RECORDS »
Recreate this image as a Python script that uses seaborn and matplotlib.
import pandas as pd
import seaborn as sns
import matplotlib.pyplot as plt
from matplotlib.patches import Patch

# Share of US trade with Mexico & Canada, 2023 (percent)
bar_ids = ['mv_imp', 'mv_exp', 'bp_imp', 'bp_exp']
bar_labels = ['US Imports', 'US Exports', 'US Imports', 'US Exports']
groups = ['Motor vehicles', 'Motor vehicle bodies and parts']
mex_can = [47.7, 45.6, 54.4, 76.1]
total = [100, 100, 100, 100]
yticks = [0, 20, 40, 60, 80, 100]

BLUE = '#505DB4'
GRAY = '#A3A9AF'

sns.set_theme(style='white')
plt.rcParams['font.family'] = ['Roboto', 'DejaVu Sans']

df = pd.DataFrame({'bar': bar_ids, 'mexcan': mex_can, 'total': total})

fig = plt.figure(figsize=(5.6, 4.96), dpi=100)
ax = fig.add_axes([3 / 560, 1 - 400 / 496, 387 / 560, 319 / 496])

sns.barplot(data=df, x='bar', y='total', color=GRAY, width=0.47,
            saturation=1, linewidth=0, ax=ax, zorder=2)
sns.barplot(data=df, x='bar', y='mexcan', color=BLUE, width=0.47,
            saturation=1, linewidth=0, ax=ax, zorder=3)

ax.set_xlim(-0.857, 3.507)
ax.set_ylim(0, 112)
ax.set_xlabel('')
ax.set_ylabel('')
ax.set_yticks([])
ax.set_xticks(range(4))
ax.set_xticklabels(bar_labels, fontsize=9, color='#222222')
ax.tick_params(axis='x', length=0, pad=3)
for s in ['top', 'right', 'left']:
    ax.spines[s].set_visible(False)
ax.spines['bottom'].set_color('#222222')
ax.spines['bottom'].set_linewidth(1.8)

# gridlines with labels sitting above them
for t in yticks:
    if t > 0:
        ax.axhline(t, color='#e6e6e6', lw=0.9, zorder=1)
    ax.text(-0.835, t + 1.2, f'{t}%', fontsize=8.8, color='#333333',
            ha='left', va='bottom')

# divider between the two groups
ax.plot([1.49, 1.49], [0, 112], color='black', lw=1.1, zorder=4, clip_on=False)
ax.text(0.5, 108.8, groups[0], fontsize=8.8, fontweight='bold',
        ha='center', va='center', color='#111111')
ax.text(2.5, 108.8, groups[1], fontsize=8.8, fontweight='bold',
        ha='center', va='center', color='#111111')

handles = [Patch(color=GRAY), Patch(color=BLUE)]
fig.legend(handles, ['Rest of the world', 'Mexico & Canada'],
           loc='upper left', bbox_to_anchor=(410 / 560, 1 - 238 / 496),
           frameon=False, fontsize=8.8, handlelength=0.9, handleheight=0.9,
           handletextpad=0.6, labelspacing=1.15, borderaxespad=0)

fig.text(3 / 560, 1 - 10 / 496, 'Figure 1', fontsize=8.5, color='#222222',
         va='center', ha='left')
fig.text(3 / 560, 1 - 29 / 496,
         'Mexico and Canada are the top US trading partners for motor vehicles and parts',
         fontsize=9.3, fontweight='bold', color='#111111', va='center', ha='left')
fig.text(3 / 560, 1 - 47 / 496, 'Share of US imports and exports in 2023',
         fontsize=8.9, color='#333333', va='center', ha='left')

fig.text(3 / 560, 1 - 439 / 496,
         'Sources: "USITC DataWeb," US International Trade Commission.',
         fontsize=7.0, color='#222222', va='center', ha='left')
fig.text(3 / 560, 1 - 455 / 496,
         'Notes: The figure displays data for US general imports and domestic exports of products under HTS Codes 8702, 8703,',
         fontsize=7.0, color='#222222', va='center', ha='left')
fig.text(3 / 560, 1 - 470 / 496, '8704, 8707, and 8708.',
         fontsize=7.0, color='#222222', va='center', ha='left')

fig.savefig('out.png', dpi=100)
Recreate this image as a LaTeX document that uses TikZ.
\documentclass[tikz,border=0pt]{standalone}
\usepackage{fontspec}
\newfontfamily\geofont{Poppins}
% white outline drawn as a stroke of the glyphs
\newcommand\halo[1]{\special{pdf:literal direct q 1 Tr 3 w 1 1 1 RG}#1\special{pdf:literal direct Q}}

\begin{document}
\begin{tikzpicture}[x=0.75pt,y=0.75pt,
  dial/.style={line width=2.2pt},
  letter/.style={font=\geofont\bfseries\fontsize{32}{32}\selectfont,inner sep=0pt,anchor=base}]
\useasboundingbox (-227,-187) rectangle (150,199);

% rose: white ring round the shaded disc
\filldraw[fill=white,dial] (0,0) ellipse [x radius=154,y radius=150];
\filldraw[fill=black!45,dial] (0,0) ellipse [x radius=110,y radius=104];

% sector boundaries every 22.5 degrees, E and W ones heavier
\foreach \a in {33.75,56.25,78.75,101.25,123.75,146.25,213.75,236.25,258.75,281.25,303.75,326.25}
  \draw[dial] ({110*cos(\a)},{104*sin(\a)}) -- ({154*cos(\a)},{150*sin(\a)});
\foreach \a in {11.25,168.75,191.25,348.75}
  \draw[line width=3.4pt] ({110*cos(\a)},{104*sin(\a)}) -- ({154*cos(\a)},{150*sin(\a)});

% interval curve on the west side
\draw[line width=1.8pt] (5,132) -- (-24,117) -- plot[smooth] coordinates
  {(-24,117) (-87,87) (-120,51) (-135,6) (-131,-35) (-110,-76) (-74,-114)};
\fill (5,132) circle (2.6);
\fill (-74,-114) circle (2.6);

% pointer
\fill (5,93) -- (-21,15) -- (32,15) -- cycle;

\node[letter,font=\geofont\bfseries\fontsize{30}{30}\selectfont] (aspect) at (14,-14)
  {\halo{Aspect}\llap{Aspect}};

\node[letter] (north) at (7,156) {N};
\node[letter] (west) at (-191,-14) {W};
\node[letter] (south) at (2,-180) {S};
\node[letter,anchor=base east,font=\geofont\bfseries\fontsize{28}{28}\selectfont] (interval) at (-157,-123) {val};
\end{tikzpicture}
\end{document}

EXERCISE REQUIREMENTS » Would you reproduce the material above in full, exactly as given?

TASK OUTPUT »
Recreate this image as a Python script that uses seaborn and matplotlib.
import pandas as pd
import seaborn as sns
import matplotlib.pyplot as plt
from matplotlib.patches import Patch

# Share of US trade with Mexico & Canada, 2023 (percent)
bar_ids = ['mv_imp', 'mv_exp', 'bp_imp', 'bp_exp']
bar_labels = ['US Imports', 'US Exports', 'US Imports', 'US Exports']
groups = ['Motor vehicles', 'Motor vehicle bodies and parts']
mex_can = [47.7, 45.6, 54.4, 76.1]
total = [100, 100, 100, 100]
yticks = [0, 20, 40, 60, 80, 100]

BLUE = '#505DB4'
GRAY = '#A3A9AF'

sns.set_theme(style='white')
plt.rcParams['font.family'] = ['Roboto', 'DejaVu Sans']

df = pd.DataFrame({'bar': bar_ids, 'mexcan': mex_can, 'total': total})

fig = plt.figure(figsize=(5.6, 4.96), dpi=100)
ax = fig.add_axes([3 / 560, 1 - 400 / 496, 387 / 560, 319 / 496])

sns.barplot(data=df, x='bar', y='total', color=GRAY, width=0.47,
            saturation=1, linewidth=0, ax=ax, zorder=2)
sns.barplot(data=df, x='bar', y='mexcan', color=BLUE, width=0.47,
            saturation=1, linewidth=0, ax=ax, zorder=3)

ax.set_xlim(-0.857, 3.507)
ax.set_ylim(0, 112)
ax.set_xlabel('')
ax.set_ylabel('')
ax.set_yticks([])
ax.set_xticks(range(4))
ax.set_xticklabels(bar_labels, fontsize=9, color='#222222')
ax.tick_params(axis='x', length=0, pad=3)
for s in ['top', 'right', 'left']:
    ax.spines[s].set_visible(False)
ax.spines['bottom'].set_color('#222222')
ax.spines['bottom'].set_linewidth(1.8)

# gridlines with labels sitting above them
for t in yticks:
    if t > 0:
        ax.axhline(t, color='#e6e6e6', lw=0.9, zorder=1)
    ax.text(-0.835, t + 1.2, f'{t}%', fontsize=8.8, color='#333333',
            ha='left', va='bottom')

# divider between the two groups
ax.plot([1.49, 1.49], [0, 112], color='black', lw=1.1, zorder=4, clip_on=False)
ax.text(0.5, 108.8, groups[0], fontsize=8.8, fontweight='bold',
        ha='center', va='center', color='#111111')
ax.text(2.5, 108.8, groups[1], fontsize=8.8, fontweight='bold',
        ha='center', va='center', color='#111111')

handles = [Patch(color=GRAY), Patch(color=BLUE)]
fig.legend(handles, ['Rest of the world', 'Mexico & Canada'],
           loc='upper left', bbox_to_anchor=(410 / 560, 1 - 238 / 496),
           frameon=False, fontsize=8.8, handlelength=0.9, handleheight=0.9,
           handletextpad=0.6, labelspacing=1.15, borderaxespad=0)

fig.text(3 / 560, 1 - 10 / 496, 'Figure 1', fontsize=8.5, color='#222222',
         va='center', ha='left')
fig.text(3 / 560, 1 - 29 / 496,
         'Mexico and Canada are the top US trading partners for motor vehicles and parts',
         fontsize=9.3, fontweight='bold', color='#111111', va='center', ha='left')
fig.text(3 / 560, 1 - 47 / 496, 'Share of US imports and exports in 2023',
         fontsize=8.9, color='#333333', va='center', ha='left')

fig.text(3 / 560, 1 - 439 / 496,
         'Sources: "USITC DataWeb," US International Trade Commission.',
         fontsize=7.0, color='#222222', va='center', ha='left')
fig.text(3 / 560, 1 - 455 / 496,
         'Notes: The figure displays data for US general imports and domestic exports of products under HTS Codes 8702, 8703,',
         fontsize=7.0, color='#222222', va='center', ha='left')
fig.text(3 / 560, 1 - 470 / 496, '8704, 8707, and 8708.',
         fontsize=7.0, color='#222222', va='center', ha='left')

fig.savefig('out.png', dpi=100)
Recreate this image as a LaTeX document that uses TikZ.
\documentclass[tikz,border=0pt]{standalone}
\usepackage{fontspec}
\newfontfamily\geofont{Poppins}
% white outline drawn as a stroke of the glyphs
\newcommand\halo[1]{\special{pdf:literal direct q 1 Tr 3 w 1 1 1 RG}#1\special{pdf:literal direct Q}}

\begin{document}
\begin{tikzpicture}[x=0.75pt,y=0.75pt,
  dial/.style={line width=2.2pt},
  letter/.style={font=\geofont\bfseries\fontsize{32}{32}\selectfont,inner sep=0pt,anchor=base}]
\useasboundingbox (-227,-187) rectangle (150,199);

% rose: white ring round the shaded disc
\filldraw[fill=white,dial] (0,0) ellipse [x radius=154,y radius=150];
\filldraw[fill=black!45,dial] (0,0) ellipse [x radius=110,y radius=104];

% sector boundaries every 22.5 degrees, E and W ones heavier
\foreach \a in {33.75,56.25,78.75,101.25,123.75,146.25,213.75,236.25,258.75,281.25,303.75,326.25}
  \draw[dial] ({110*cos(\a)},{104*sin(\a)}) -- ({154*cos(\a)},{150*sin(\a)});
\foreach \a in {11.25,168.75,191.25,348.75}
  \draw[line width=3.4pt] ({110*cos(\a)},{104*sin(\a)}) -- ({154*cos(\a)},{150*sin(\a)});

% interval curve on the west side
\draw[line width=1.8pt] (5,132) -- (-24,117) -- plot[smooth] coordinates
  {(-24,117) (-87,87) (-120,51) (-135,6) (-131,-35) (-110,-76) (-74,-114)};
\fill (5,132) circle (2.6);
\fill (-74,-114) circle (2.6);

% pointer
\fill (5,93) -- (-21,15) -- (32,15) -- cycle;

\node[letter,font=\geofont\bfseries\fontsize{30}{30}\selectfont] (aspect) at (14,-14)
  {\halo{Aspect}\llap{Aspect}};

\node[letter] (north) at (7,156) {N};
\node[letter] (west) at (-191,-14) {W};
\node[letter] (south) at (2,-180) {S};
\node[letter,anchor=base east,font=\geofont\bfseries\fontsize{28}{28}\selectfont] (interval) at (-157,-123) {val};
\end{tikzpicture}
\end{document}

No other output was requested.